** INSTRUCTIONS FOR THE TASK **
Extract the records in full, leaving every picture out.

** DATA EXTRACT **

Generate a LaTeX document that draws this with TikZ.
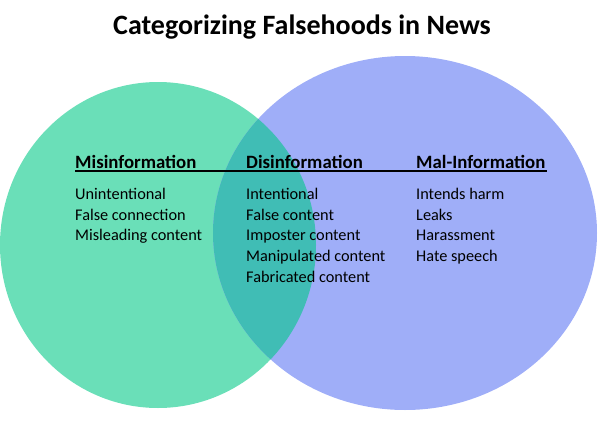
\documentclass[tikz,border=0pt]{standalone}
\usepackage{fontspec}
\setmainfont{Carlito}
\definecolor{cgreen}{HTML}{6ADFB8}
\definecolor{cblue}{HTML}{9FAEF8}
\definecolor{cboth}{HTML}{40BDB5}
\begin{document}
\begin{tikzpicture}[x=1pt,y=-1pt,
  head/.style={anchor=base west,font=\fontsize{18.8}{22}\selectfont\bfseries,inner sep=0pt},
  item/.style={anchor=north west,align=left,font=\fontsize{16.3}{20.7}\selectfont,inner sep=0pt}]
\useasboundingbox (0,0) rectangle (600,439);
\fill[cgreen] (158,245) ellipse [x radius=158,y radius=163];
\fill[cblue] (405,233) ellipse [x radius=192,y radius=177];
\begin{scope}
\clip (158,245) ellipse [x radius=158,y radius=163];
\fill[cboth] (405,233) ellipse [x radius=192,y radius=177];
\end{scope}
\node[font=\fontsize{28}{32}\selectfont\bfseries] (t) at (302,27) {Categorizing Falsehoods in News};
\node[head] (h1) at (75,168) {Misinformation};
\node[head] (h2) at (246,168) {Disinformation};
\node[head] (h3) at (416,168) {Mal-Information};
\coordinate (l1) at (75,171); \coordinate (l2) at (547,171);
\draw[line width=1.3pt] (l1) -- (l2);
\node[item] (i1) at (75,188) {Unintentional\\False connection\\Misleading content};
\node[item] (i2) at (246,188) {Intentional\\False content\\Imposter content\\Manipulated content\\Fabricated content};
\node[item] (i3) at (416,188) {Intends harm\\Leaks\\Harassment\\Hate speech};
\end{tikzpicture}
\end{document}
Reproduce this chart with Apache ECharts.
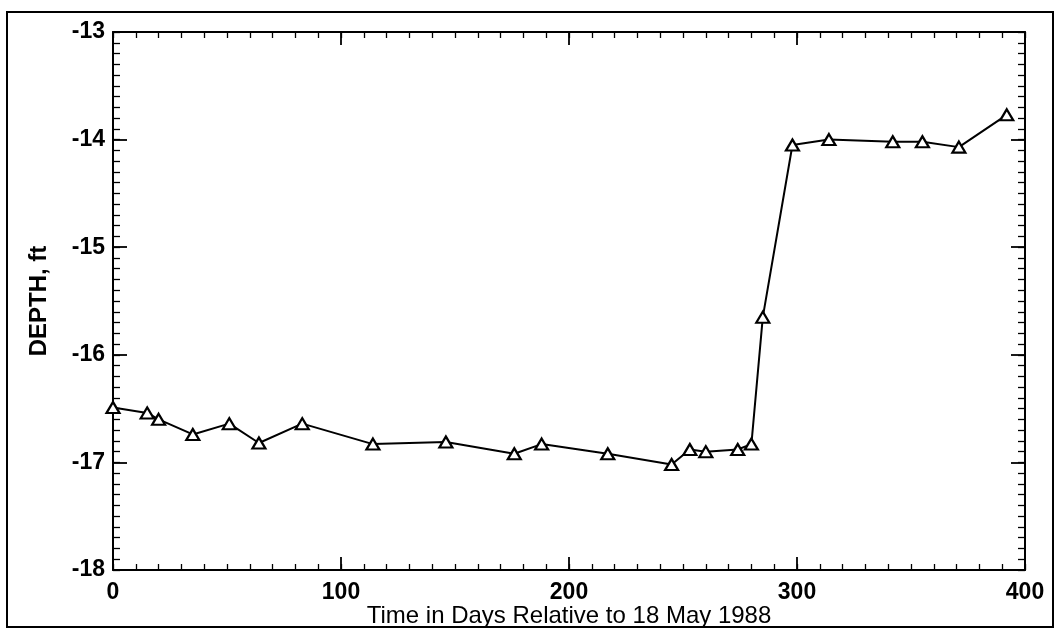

** ANSWER TO THE PROBLEM **
Generate a LaTeX document that draws this with TikZ.
\documentclass[tikz,border=0pt]{standalone}
\usepackage{fontspec}
\setmainfont{Carlito}
\definecolor{cgreen}{HTML}{6ADFB8}
\definecolor{cblue}{HTML}{9FAEF8}
\definecolor{cboth}{HTML}{40BDB5}
\begin{document}
\begin{tikzpicture}[x=1pt,y=-1pt,
  head/.style={anchor=base west,font=\fontsize{18.8}{22}\selectfont\bfseries,inner sep=0pt},
  item/.style={anchor=north west,align=left,font=\fontsize{16.3}{20.7}\selectfont,inner sep=0pt}]
\useasboundingbox (0,0) rectangle (600,439);
\fill[cgreen] (158,245) ellipse [x radius=158,y radius=163];
\fill[cblue] (405,233) ellipse [x radius=192,y radius=177];
\begin{scope}
\clip (158,245) ellipse [x radius=158,y radius=163];
\fill[cboth] (405,233) ellipse [x radius=192,y radius=177];
\end{scope}
\node[font=\fontsize{28}{32}\selectfont\bfseries] (t) at (302,27) {Categorizing Falsehoods in News};
\node[head] (h1) at (75,168) {Misinformation};
\node[head] (h2) at (246,168) {Disinformation};
\node[head] (h3) at (416,168) {Mal-Information};
\coordinate (l1) at (75,171); \coordinate (l2) at (547,171);
\draw[line width=1.3pt] (l1) -- (l2);
\node[item] (i1) at (75,188) {Unintentional\\False connection\\Misleading content};
\node[item] (i2) at (246,188) {Intentional\\False content\\Imposter content\\Manipulated content\\Fabricated content};
\node[item] (i3) at (416,188) {Intends harm\\Leaks\\Harassment\\Hate speech};
\end{tikzpicture}
\end{document}
Reproduce this chart with Apache ECharts.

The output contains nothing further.